When the photographer Derek Ridgers was working on his book, Cannes—a collection of raucous, glamorous, and half-naked hijinks he snapped at the legendary film festival between 1984 and 1996—he first toyed with naming the tome Nuts in May. He felt it was an apt title, one that captured the debauchery and bacchanalia of the moment. “It’s a bit crazy,” he recalled of the event in the ’80s and ’90s, when social media did not yet exist and photography only came in analog form. “It took me a while to understand exactly what was going on: it’s a festival of exhibitionism as much as a festival of film,” Ridgers told W from his home in London. “I personally, as a photographer, live for people who want to show off. Without them, the photographs would be very boring.”
Mick Jagger was at the Trainspotting premiere party at Palm Beach Casino in 1996.
Ridgers would arrive on le Boulevard de la Croisette around 9 A.M., and wouldn’t leave until midnight most evenings. There, he caught a young Frankie Rayder in a red dress, and John Waters, in town for the premiere of his film Cry-Baby, being interviewed on the beach. In 1995, Elizabeth Berkley, then best known for Saved by the Bell was thronged by press for her starring role in the risqué cult classic, Showgirls, directed by the Dutch filmmaker Paul Verhoeven. “I was fascinated by it, and slightly drawn in,” Ridgers admits of the scene.
Of course, there is a healthy amount of nudity in the book—this was France in the 1980s, after all. Whether subjects were sunbathing topless or running naked through a fountain for photogs, there’s plenty to see within the pages of Cannes. “Some of the male photographers in the photographs, they’re showing themselves, really,” Ridgers says of the leering shooters. “I don’t necessarily put myself above those people—I was one of them. But we are not showing ourselves in our best light, I don’t think.”

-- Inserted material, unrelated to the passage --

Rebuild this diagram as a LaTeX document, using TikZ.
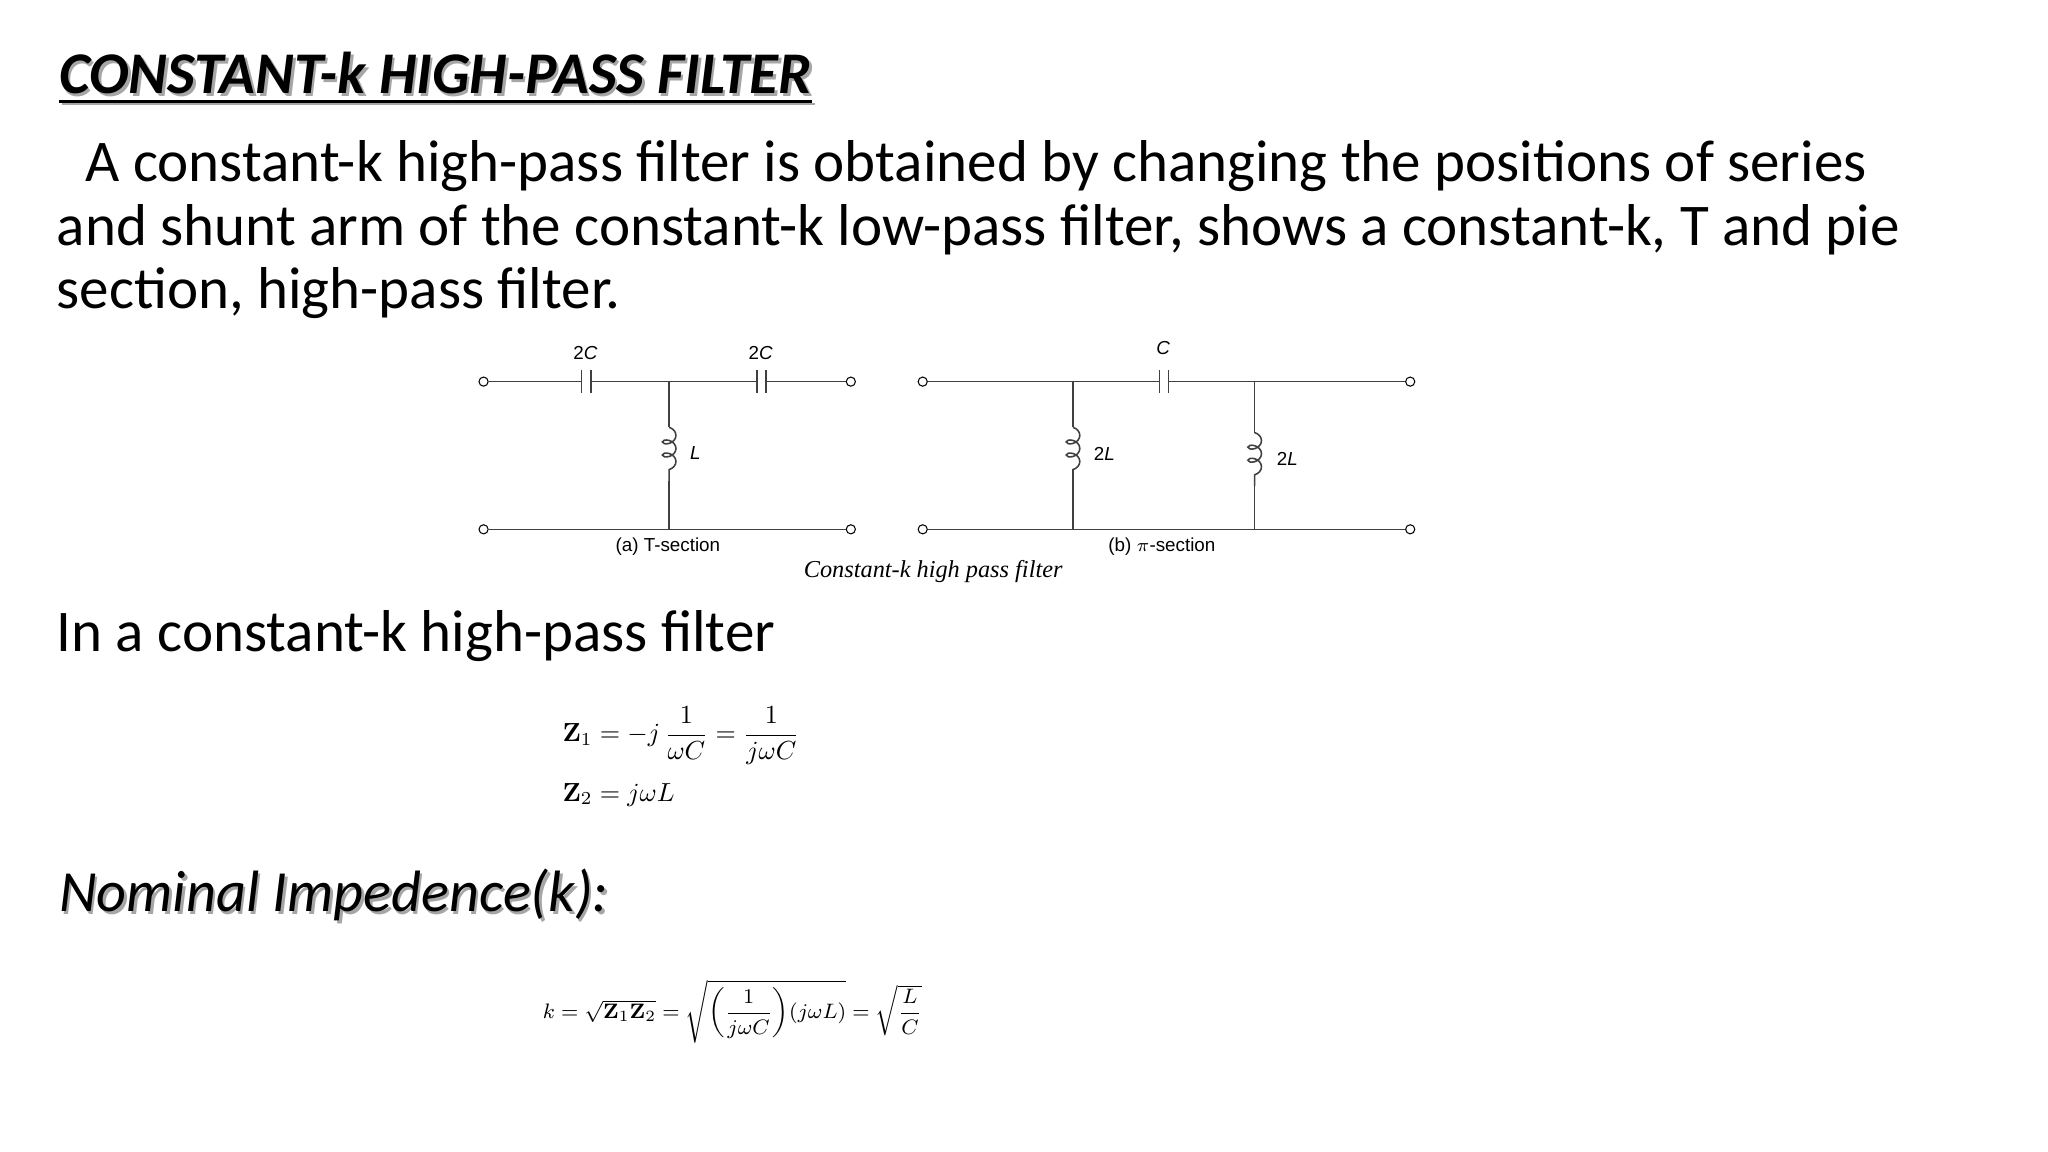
\documentclass[tikz,border=0pt]{standalone}
\usepackage{amsmath}
\usepackage[no-math]{fontspec}
\setmainfont{Carlito}
\newfontfamily\circfont{Liberation Sans}
\newfontfamily\capfont{Liberation Serif}
\usetikzlibrary{decorations.pathmorphing}
\begin{document}
\begin{tikzpicture}[x=0.5pt,y=-0.5pt,
  term/.style={circle,draw,inner sep=0pt,minimum size=3.5pt,fill=white},
  wire/.style={draw=black!75,line width=0.6pt},
  lbl/.style={font=\circfont\fontsize{7.2}{8}\selectfont,inner sep=1pt},
  body/.style={font=\fontsize{22.6}{26}\selectfont,anchor=west,inner sep=0pt},
  coilst/.style={wire,decoration={coil,aspect=0.7,segment length=5pt,amplitude=2.6pt},decorate}]
\useasboundingbox (0,0) rectangle (1567,881);
% title
\node[body,font=\bfseries\itshape\fontsize{22.6}{26}\selectfont,text=black!35] at (47,62) {\underline{CONSTANT-k HIGH-PASS FILTER}};
\node[body,font=\bfseries\itshape\fontsize{22.6}{26}\selectfont] (title) at (45,60) {\underline{CONSTANT-k HIGH-PASS FILTER}};
\node[body] (p1) at (65,127) {A constant-k high-pass filter is obtained by changing the positions of series};
\node[body] (p2) at (43,176) {and shunt arm of the constant-k low-pass filter, shows a constant-k, T and pie};
\node[body] (p3) at (43,224) {section, high-pass filter.};
% T-section
\node[term] (a1) at (370,292) {};
\node[term] (a2) at (651,292) {};
\node[term] (a3) at (370,405) {};
\node[term] (a4) at (651,405) {};
\coordinate (ca1) at (445,292); \coordinate (ca2) at (452,292);
\coordinate (cb1) at (579,292); \coordinate (cb2) at (586,292);
\coordinate (ja) at (512,292); \coordinate (jb) at (512,405);
\coordinate (la1) at (512,327); \coordinate (la2) at (512,368);
\draw[wire] (a1) -- (ca1) (ca2) -- (cb1) (cb2) -- (a2);
\draw[wire] (445,283) -- (445,301) (452,283) -- (452,301);
\draw[wire] (579,283) -- (579,301) (586,283) -- (586,301);
\draw[wire] (ja) -- (la1) (la2) -- (jb);
\draw[coilst] (la1) -- (la2);
\draw[wire] (a3) -- (a4);
\node[lbl] (l2c1) at (448,270) {2\textit{C}};
\node[lbl] (l2c2) at (582,270) {2\textit{C}};
\node[lbl] (lL) at (532,347) {\textit{L}};
\node[lbl] (ta) at (511,418) {(a) T-section};
% pi-section
\node[term] (b1) at (706,292) {};
\node[term] (b2) at (1079,292) {};
\node[term] (b3) at (706,405) {};
\node[term] (b4) at (1079,405) {};
\coordinate (cc1) at (887,292); \coordinate (cc2) at (894,292);
\draw[wire] (b1) -- (cc1) (cc2) -- (b2);
\draw[wire] (887,283) -- (887,301) (894,283) -- (894,301);
\draw[wire] (b3) -- (b4);
\coordinate (s1t) at (821,292); \coordinate (s1b) at (821,405);
\coordinate (s1a) at (821,327); \coordinate (s1c) at (821,368);
\coordinate (s2t) at (960,292); \coordinate (s2b) at (960,405);
\coordinate (s2a) at (960,331); \coordinate (s2c) at (960,372);
\draw[wire] (s1t) -- (s1a) (s1c) -- (s1b) (s2t) -- (s2a) (s2c) -- (s2b);
\draw[coilst] (s1a) -- (s1c);
\draw[coilst] (s2a) -- (s2c);
\node[lbl] (lc) at (890,266) {\textit{C}};
\node[lbl] (l2L1) at (845,347) {2\textit{L}};
\node[lbl] (l2L2) at (985,351) {2\textit{L}};
\node[lbl] (tb) at (889,418) {(b) $\pi$-section};
\node[font=\capfont\itshape\fontsize{9.3}{11}\selectfont] (cap) at (714,437) {Constant-k high pass filter};
% text
\node[body] (p4) at (43,487) {In a constant-k high-pass filter};
\node[anchor=west,inner sep=0pt,font=\fontsize{10}{12}\selectfont] (eq1) at (430,563) {$\mathbf{Z}_1=-j\,\dfrac{1}{\omega C}=\dfrac{1}{j\omega C}$};
\node[anchor=west,inner sep=0pt,font=\fontsize{10}{12}\selectfont] (eq2) at (430,608) {$\mathbf{Z}_2=j\omega L$};
\node[body,font=\itshape\fontsize{22.3}{26}\selectfont,text=black!35] at (47,687) {Nominal Impedence(k):};
\node[body,font=\itshape\fontsize{22.3}{26}\selectfont] (nom) at (45,685) {Nominal Impedence(k):};
\node[anchor=west,inner sep=0pt,font=\fontsize{8.2}{10}\selectfont] (eq3) at (415,774) {$k=\sqrt{\mathbf{Z}_1\mathbf{Z}_2}=\sqrt{\left(\dfrac{1}{j\omega C}\right)\!(j\omega L)}=\sqrt{\dfrac{L}{C}}$};
\end{tikzpicture}
\end{document}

In the context of 2025, Ridgers has a point—photography like the kind featured in his book, available May 15, isn’t as glamorous as the Cannes red carpet images that flood our feeds today. But a feeling of excitement and titillation permeates through the images all the same.
“It was very thrilling,” he said of the film festival back then. “It was quite an enjoyable battle to try and do it in the first place. It was all part of the fun.”